1. A broadband binary phased antenna, comprising:

a symmetric antenna element symmetrical about a mirror axis thereof and including feed points on either side of said mirror axis operable to create opposite symmetric field distributions across said symmetric antenna element, said opposite symmetric field distributions being binary phase-shifted with respect to one another; and

a symmetric switch connected to said feed points and arranged to selectively switch between said opposite symmetric field distributions.

2. The antenna of claim 1, wherein said feed points include a first feed point on a first side of said mirror axis capable of creating a first field distribution across said symmetric antenna element and a second feed point on a second side of said mirror axis capable of creating a second field distribution across said symmetric antenna element, the magnitude of said first and second field distributions being substantially equivalent, the phase of said first distribution differing from the phase of said second field distribution by 180 degrees.

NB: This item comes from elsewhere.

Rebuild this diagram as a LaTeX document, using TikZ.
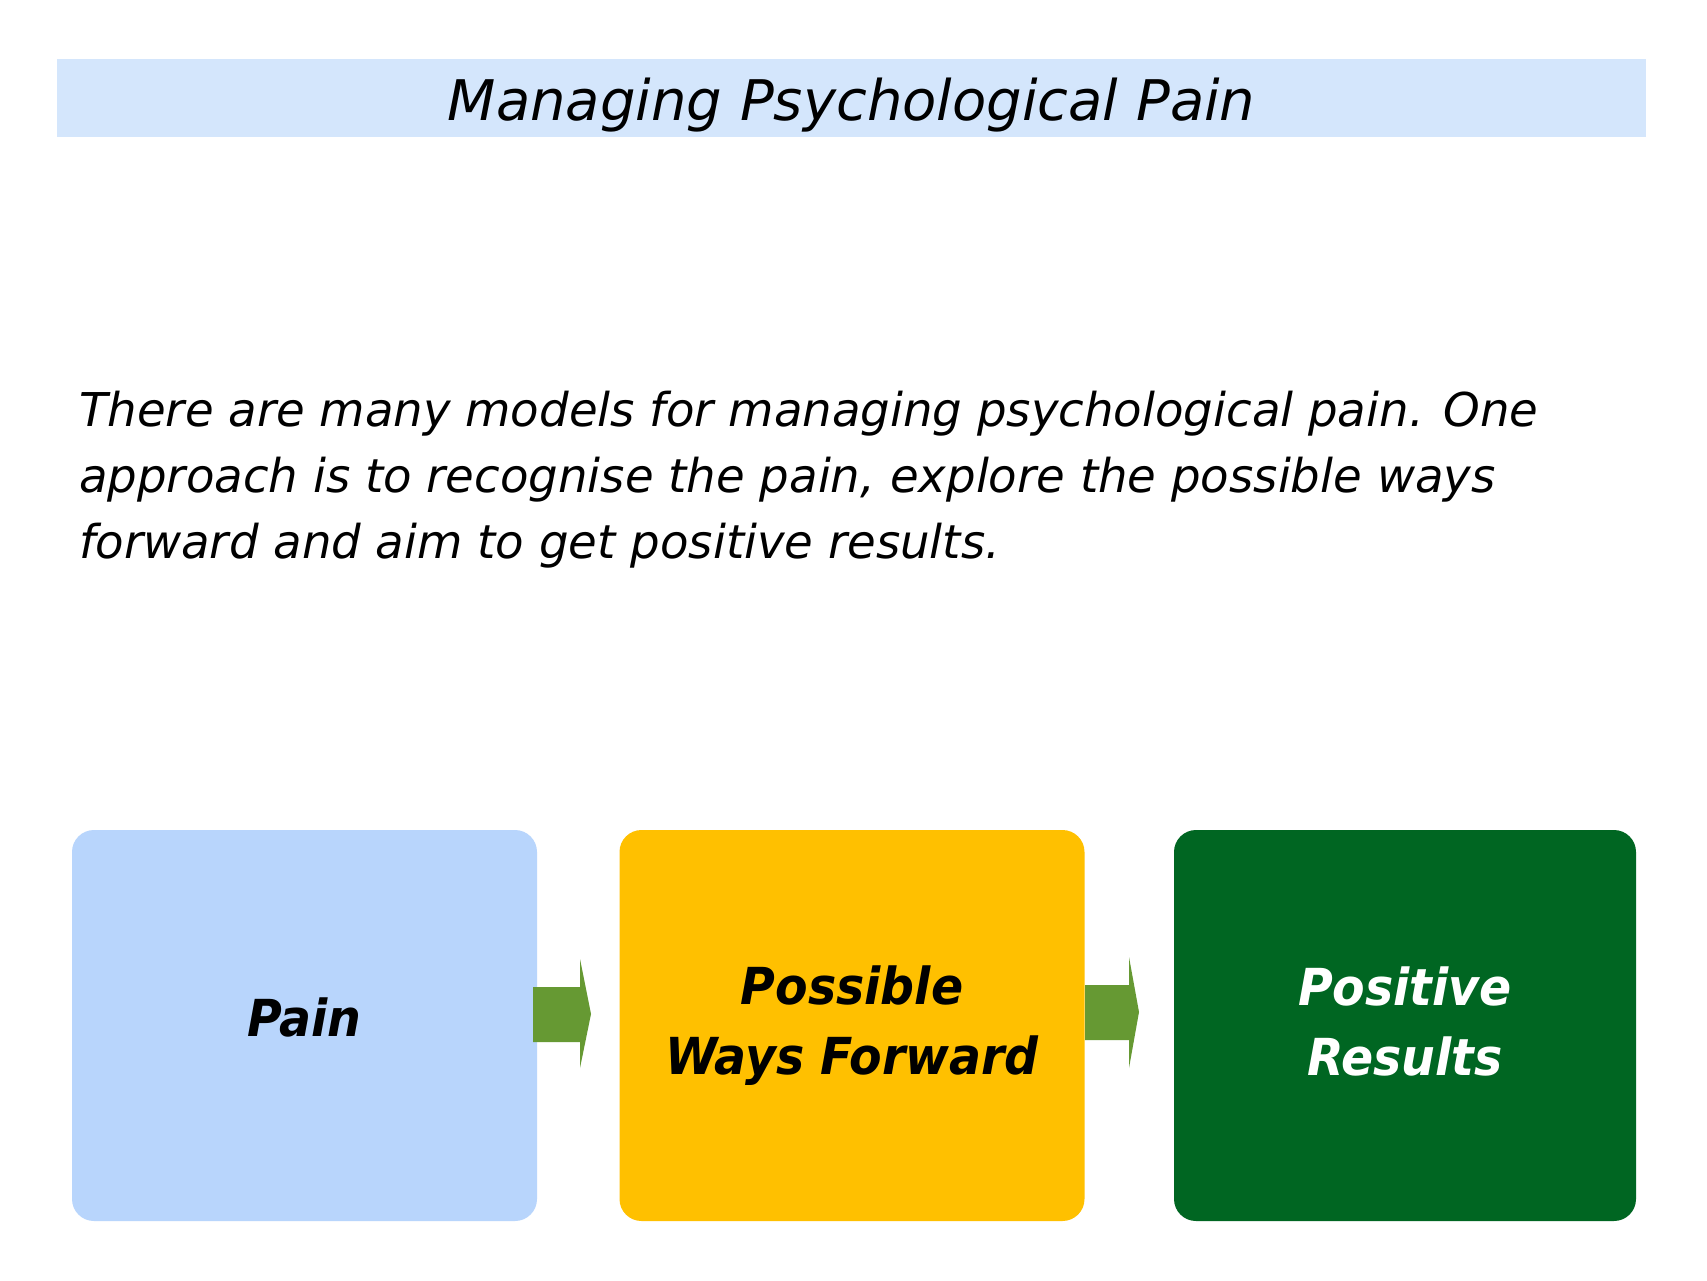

3. The antenna of claim 2, wherein said switch selectively connects to one of said first feed point and said second feed point.

4. The antenna of claim 2, wherein said first feed point and said second feed point are positioned on said symmetric antenna element substantially symmetrically about said mirror axis.

5. The antenna of claim 4, wherein said first feed point is positioned near a midpoint of said symmetric antenna element on said first side of said mirror axis and said second feed point is positioned near a midpoint of said symmetric antenna element on said second side of said mirror axis.

6. The antenna of claim 1, wherein said switch includes first and second terminals, the operating states of said switch being symmetric between said first and second terminals.

7. The antenna of claim 1, wherein said switch is a SPDT switch.

8. The antenna of claim 1, wherein said switch is a DPDT switch.

9. The antenna of claim 1, further comprising: a second antenna element connected to said symmetric switch, said symmetric switch selectively connecting one of said feed points to said second antenna element.

10. The antenna of claim 9, wherein said second antenna element is said symmetric antenna element fed in an orthogonal polarization.

11. A method for broadband binary phase-switching of an antenna, comprising the steps of:

providing an array of symmetric antenna elements, each being symmetrical about a mirror axis thereof; and

feeding each of said symmetric antenna elements at one of two feed points positioned on either side of said mirror axis to create one of two opposite symmetric field distributions across said respective symmetric antenna element, said opposite symmetric field distributions being binary phase-shifted with respect to one another.

12. The method of claim 11, wherein said feeding further comprises:

feeding a select one of said symmetric antenna elements at either a first feed point on a first side of said mirror axis to create a first field distribution across said select symmetric antenna elements or a second feed point on a second side of said mirror axis to create a second field distribution across said select symmetric antenna elements, the magnitude of said first and second field distributions being substantially equivalent, the phase of said first distribution differing from the phase of said second field distribution by 180 degrees.